When COVID-19 meant businesses had to close their doors for months on end, it meant that Access Fylde Coast could not carry on visiting businesses in person and continue helping business become more accessible with out free help.

So, we got out thinking caps on, and we offered more free online disability awareness training sessions for businesses to prepare to continue to enhance their businesses when they could finally open.

Our Corona Virus easy reads and social distance advice we put together after talking to people with disabilities and asking them what barriers they face with social distancing, we were able to help businesses reopen in a way which was accessible to everyone.

Katherine from Mary, Tom and Friends, a gift shop in Fleetwood, was one business owner who put lockdown to good use to ensure she was doing all she could to be accessible to people, not just with physical disabilities, but sensory too.
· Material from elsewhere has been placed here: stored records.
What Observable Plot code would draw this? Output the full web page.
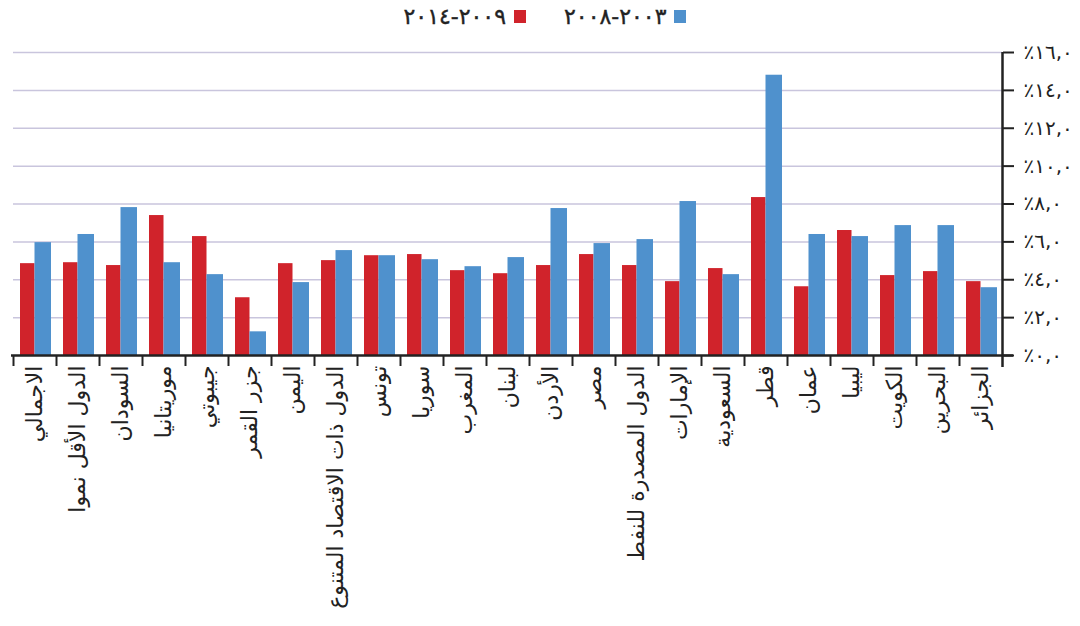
<!DOCTYPE html>
<html><head><meta charset="utf-8">
<script src="https://cdn.jsdelivr.net/npm/d3@7"></script>
<script src="https://cdn.jsdelivr.net/npm/@observablehq/plot@0.6"></script>
<style>
body{margin:0;background:#fff;font-family:"DejaVu Sans",sans-serif;}
#legend{height:32px;display:flex;justify-content:center;align-items:center;direction:rtl;gap:38px;font-size:22px;color:#222;padding-left:10px;}
.item{display:flex;align-items:center;gap:8px;}
.item span{letter-spacing:3px;-webkit-text-stroke:0.4px #222;}
.sw{width:12px;height:13px;}
</style></head><body>
<div id="legend"></div><div id="chart"></div>
<script>
const categories = ["الاجمالي","الدول الأقل نموا","السودان","موريتانيا","جيبوتي","جزر القمر","اليمن","الدول ذات الاقتصاد المتنوع","تونس","سوريا","المغرب","لبنان","الأردن","مصر","الدول المصدرة للنفط","الإمارات","السعودية","قطر","عمان","ليبيا","الكويت","البحرين","الجزائر"];
const series = ["٢٠٠٩-٢٠١٤","٢٠٠٣-٢٠٠٨"];
const values2009_2014 = [4.85,4.9,4.75,7.39,6.28,3.05,4.85,5.01,5.27,5.33,4.48,4.32,4.75,5.33,4.75,3.9,4.59,8.34,3.63,6.6,4.22,4.43,3.9];
const values2003_2008 = [5.96,6.39,7.81,4.9,4.27,1.25,3.85,5.54,5.27,5.06,4.69,5.17,7.76,5.91,6.12,8.13,4.27,14.8,6.39,6.28,6.86,6.86,3.58];
const colors = ["#d0232b","#4f91cd"];
const yTicks = [0,2,4,6,8,10,12,14,16];

const digits = "٠١٢٣٤٥٦٧٨٩";
const ar = s => String(s).replace(/\d/g, c => digits[c]);
const fmt = d => "\u202D٪" + ar(d) + ",٠\u202C";

const rows = [];
categories.forEach((c, i) => {
  rows.push({cat: c, series: series[0], value: values2009_2014[i]});
  rows.push({cat: c, series: series[1], value: values2003_2008[i]});
});

// legend (RTL: blue first on the right)
const legend = document.getElementById("legend");
[[series[1], colors[1]], [series[0], colors[0]]].forEach(([s, col]) => {
  const it = document.createElement("div"); it.className = "item";
  const sw = document.createElement("div"); sw.className = "sw"; sw.style.background = col;
  const t = document.createElement("span"); t.textContent = s;
  it.append(sw, t); legend.append(it);
});

const W = 1080, H = 594, mL = 13, mR = 78, mT = 20, mB = 271;
const step = (W - mL - mR) / categories.length;
const outer = 6, inner = step / 2;
const font = "'DejaVu Sans', sans-serif";

const chart = Plot.plot({
  width: W, height: H,
  marginLeft: mL, marginRight: mR, marginTop: mT, marginBottom: mB,
  style: {fontFamily: font, color: "#222", background: "#fff", overflow: "visible"},
  x: {type: "band", domain: categories, padding: 0},
  y: {domain: [0, 16]},
  marks: [
    Plot.gridY(yTicks.filter(d => d > 0), {stroke: "#c9c5dd", strokeOpacity: 1, strokeWidth: 1.5}),
    Plot.barY(rows.filter(d => d.series === series[0]), {x: "cat", y: "value", fill: colors[0], insetLeft: outer + 1, insetRight: inner}),
    Plot.barY(rows.filter(d => d.series === series[1]), {x: "cat", y: "value", fill: colors[1], insetLeft: inner, insetRight: outer - 1}),
    Plot.ruleY([0], {stroke: "#222", strokeWidth: 2.5, insetLeft: -2, insetRight: -11}),
    Plot.ruleX(categories, {x: d => d, dx: -step / 2, y1: 0, insetBottom: -11, stroke: "#222", strokeWidth: 2}),
    Plot.ruleX([categories[categories.length - 1]], {x: d => d, dx: step / 2, stroke: "#222", strokeWidth: 2.5, insetBottom: -12}),
    Plot.axisY(yTicks, {anchor: "right", tickSize: 11, tickPadding: 10, tickFormat: fmt, fontSize: 20, strokeWidth: 2, label: null}),
    Plot.axisX({tickSize: 0, tickRotate: -90, tickPadding: 10, fontSize: 22, label: null})
  ]
});
document.getElementById("chart").append(chart);
</script>
</body></html>
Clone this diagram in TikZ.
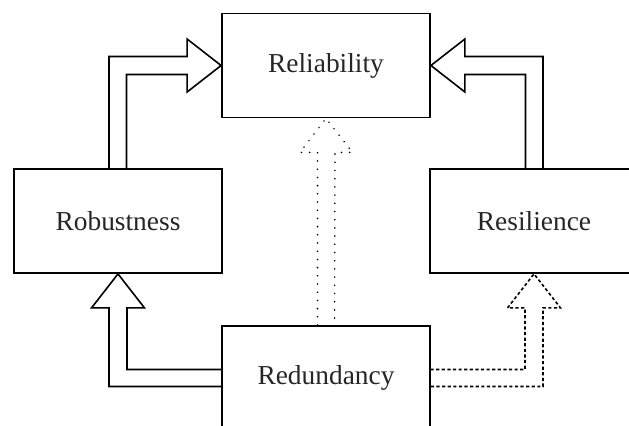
\documentclass[tikz,border=0pt]{standalone}
\usepackage{fontspec}
\setmainfont{Liberation Serif}
\usepackage{tikz}
\usetikzlibrary{positioning, calc}

\begin{document}
\begin{tikzpicture}[
  x=0.5pt, y=-0.5pt,
  every node/.style={font=\fontsize{13.7}{16}\selectfont, text=black!85},
  block/.style={draw, line width=0.9pt, minimum width=104pt, minimum height=52pt, inner sep=0pt, fill=white},
  blockarrow/.style={draw, line width=0.8pt, line join=miter}
]
\useasboundingbox (0,0) rectangle (629,425);
\clip (0,0) rectangle (629,425);

% Boxes
\node[block] (rel) at (326, 65.5) {Reliability};
\node[block] (rob) at (118, 221) {Robustness};
\node[block] (res) at (534, 221) {Resilience};
\node[block] (red) at (326, 378) {Redundancy};

% Robustness -> Reliability
\draw[blockarrow] ($(rob.north)+(-9,0)$) |- ($(rel.west)+(-34,-9)$) -- ++(0,-17.5)
  -- (rel.west) -- ($(rel.west)+(-34,26.5)$) -- ++(0,-17.5) -| ($(rob.north)+(8.5,0)$);

% Resilience -> Reliability
\draw[blockarrow] ($(res.north)+(9,0)$) |- ($(rel.east)+(34,-9)$) -- ++(0,-17.5)
  -- (rel.east) -- ($(rel.east)+(34,26.5)$) -- ++(0,-17.5) -| ($(res.north)+(-8.5,0)$);

% Redundancy -> Robustness
\draw[blockarrow] ($(red.west)+(0,8.5)$) -| ($(rob.south)+(-9,34)$) -- ++(-17.5,0)
  -- (rob.south) -- ($(rob.south)+(26.5,34)$) -- ++(-17.5,0) |- ($(red.west)+(0,-8.5)$);

% Redundancy -> Resilience (dashed)
\draw[blockarrow, dash pattern=on 1.6pt off 1.2pt] ($(red.east)+(0,8.5)$) -| ($(res.south)+(9,34)$) -- ++(17.5,0)
  -- (res.south) -- ($(res.south)+(-26.5,34)$) -- ++(17.5,0) |- ($(red.east)+(0,-8.5)$);

% Redundancy -> Reliability (dotted)
\draw[blockarrow, line cap=round, dash pattern=on 0.1pt off 4pt] ($(red.north)+(-8.5,0)$) -- ($(rel.south)+(-8.5,34)$) -- ++(-17.5,0)
  -- (rel.south) -- ($(rel.south)+(26.5,34)$) -- ++(-17.5,0) -- ($(red.north)+(8.5,0)$);

\end{tikzpicture}
\end{document}
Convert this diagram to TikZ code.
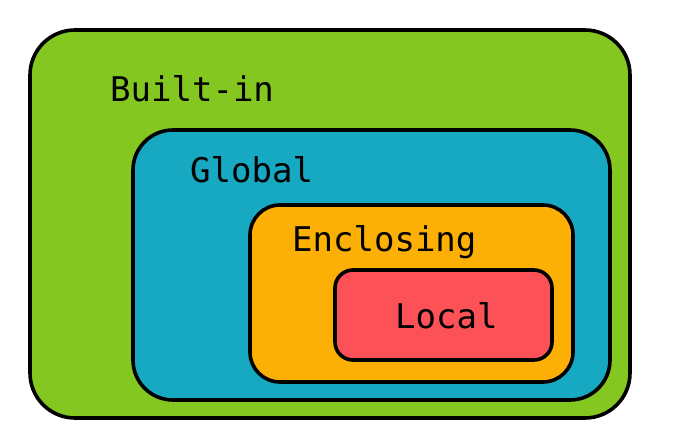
\documentclass[tikz,border=0pt]{standalone}
\usepackage{fontspec}
\setmonofont{DejaVu Sans Mono}
\definecolor{cgreen}{HTML}{84C720}
\definecolor{cblue}{HTML}{17A8C2}
\definecolor{corange}{HTML}{FCB005}
\definecolor{cred}{HTML}{FC5257}
\begin{document}
\begin{tikzpicture}[x=1pt,y=-1pt,
  scopebox/.style={draw=black,line width=3.6pt},
  lbl/.style={anchor=west,inner sep=0pt,font=\ttfamily\fontsize{34}{34}\selectfont}]
\useasboundingbox (0,0) rectangle (678,445);
\draw[scopebox,fill=cgreen,rounded corners=45pt] (30,30) rectangle (630,418);
\draw[scopebox,fill=cblue,rounded corners=40pt] (133,130) rectangle (610,400);
\draw[scopebox,fill=corange,rounded corners=30pt] (250,205) rectangle (573,382);
\draw[scopebox,fill=cred,rounded corners=18pt] (335,270) rectangle (552,360);
\node[lbl] (b) at (110,89) {Built-in};
\node[lbl] (g) at (190,170) {Global};
\node[lbl] (e) at (292,242) {Enclosing};
\node[lbl] (l) at (395,316) {Local};
\end{tikzpicture}
\end{document}
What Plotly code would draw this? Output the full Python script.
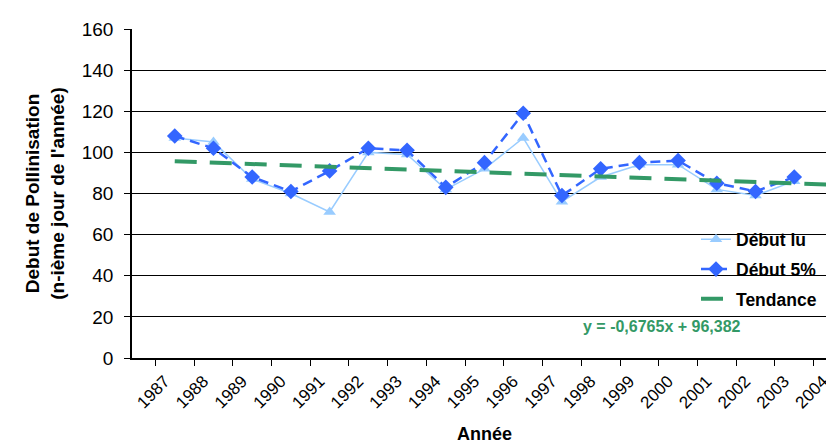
import plotly.graph_objects as go

years = [str(y) for y in range(1987, 2005)]
years_data = [str(y) for y in range(1987, 2004)]
debut_lu = [107, 105, 87, 80, 71, 100, 99, 82, 92, 107, 76, 88, 94, 94, 82, 79, 86]
debut_5 = [108, 102, 88, 81, 91, 102, 101, 83, 95, 119, 79, 92, 95, 96, 85, 81, 88]
trend_years = ["1987", "2004"]
trend_vals = [95.7, 84.2]
y_ticks = [0, 20, 40, 60, 80, 100, 120, 140, 160]
equation = "y = -0,6765x + 96,382"

FONT = "Liberation Sans, Arial, sans-serif"

fig = go.Figure()
fig.add_trace(go.Scatter(
    x=years_data, y=debut_lu, name="Début lu", mode="lines+markers",
    line=dict(color="#99CCFF", width=1.5),
    marker=dict(symbol="triangle-up", size=11, color="#99CCFF"),
    legendgroup="a"))
fig.add_trace(go.Scatter(
    x=years_data, y=debut_5, name="Début 5%", mode="lines+markers",
    line=dict(color="#3366FF", width=2.5, dash="10px,6px"),
    marker=dict(symbol="diamond", size=12, color="#3366FF"),
    legendgroup="b"))
fig.add_trace(go.Scatter(
    x=trend_years, y=trend_vals, name="Tendance", mode="lines",
    line=dict(color="#339966", width=4, dash="22px,13px"),
    legendgroup="c"))

fig.add_shape(type="rect", xref="paper", yref="paper",
              x0=0.7546, x1=0.9915, y0=0.006, y1=0.40,
              fillcolor="white", line=dict(width=0), layer="between")

fig.add_annotation(xref="paper", yref="paper", x=0.8667, y=0.065,
                   text="<b>" + equation + "</b>", showarrow=False,
                   font=dict(family=FONT, size=16, color="#339966"))

fig.update_layout(
    width=834, height=447,
    margin=dict(l=124, r=5, t=21, b=97),
    paper_bgcolor="white", plot_bgcolor="white",
    font=dict(family=FONT, size=17, color="black"),
    showlegend=True,
    legend=dict(x=0.80, y=0.415, xanchor="left", yanchor="top",
                bgcolor="rgba(0,0,0,0)", tracegroupgap=4,
                font=dict(family=FONT, size=17.5, color="black", weight="bold")),
    xaxis=dict(
        type="category", categoryorder="array", categoryarray=years,
        tickson="boundaries", ticks="outside", ticklen=6, tickcolor="black",
        showline=True, linecolor="black", linewidth=1.5, showgrid=False,
        tickangle=-45, tickfont=dict(size=17), ticklabelshift=-10,
        ticklabelstandoff=5,
        title=dict(text="<b>Année</b>", font=dict(size=18), standoff=16)),
    yaxis=dict(
        range=[0, 160], tickvals=y_ticks, ticks="outside", ticklen=6,
        tickcolor="black", showline=True, linecolor="black", linewidth=1.5,
        showgrid=True, gridcolor="black", gridwidth=1, zeroline=False,
        tickfont=dict(size=19), ticklabelstandoff=7,
        title=dict(text="<b>Debut de Pollinisation<br>(n-ième jour de l'année)</b>",
                   font=dict(size=19), standoff=12)),
)

fig.write_html("out.html")
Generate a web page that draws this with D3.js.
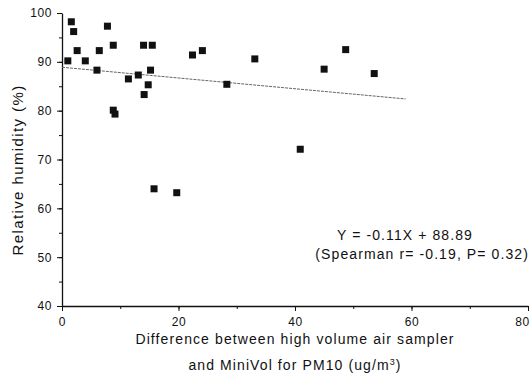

Katherine took part in our free online disability awareness training and praised our approach.

“The resources are incredible. They point out what difficulties someone with disability may have and how you can overcome it – and it costs nothing – I can’t praise it highly enough.”

We first visited Katherine in 2019 at her previous shop premises in Fleetwood and when she moved, although our access champions revisited, Katherine felt really confident to put in place accessible changes she had already learned to consider.

“Access Fylde Coast helped me to make my property more accessible and when I moved to a new property, Access Fylde Coast were the first people I called as I wanted to get it right and that everyone could access my shop, “ says Katherine.

“A simple change was the height of the cash desk and buying a lower one, it made it easier.  But that changed everything for someone with a disability. “

She also bought display units which were slightly narrower, so that people could move easier around her shop.  

“It didn’t cost me anything to become accessible,” she adds.

And, it’s great to know that Katherine is now aware and confident of making changing to welcome anyone with a disability into her gift shop.

She was also keen to talk to Steph Syson, who is registered blind, to find out how she found the shopping experience at Mary, Tom and Friends.

After pointing out a tactile issue at a step, Katherine made the change straight away and got the thumbs up from Steph, who shops with her guide dog Darcey.

“All people need to do is ask, and it can make the world of difference to someone with a disability, and it is great to see business owners like Katherine taking the time to ask.”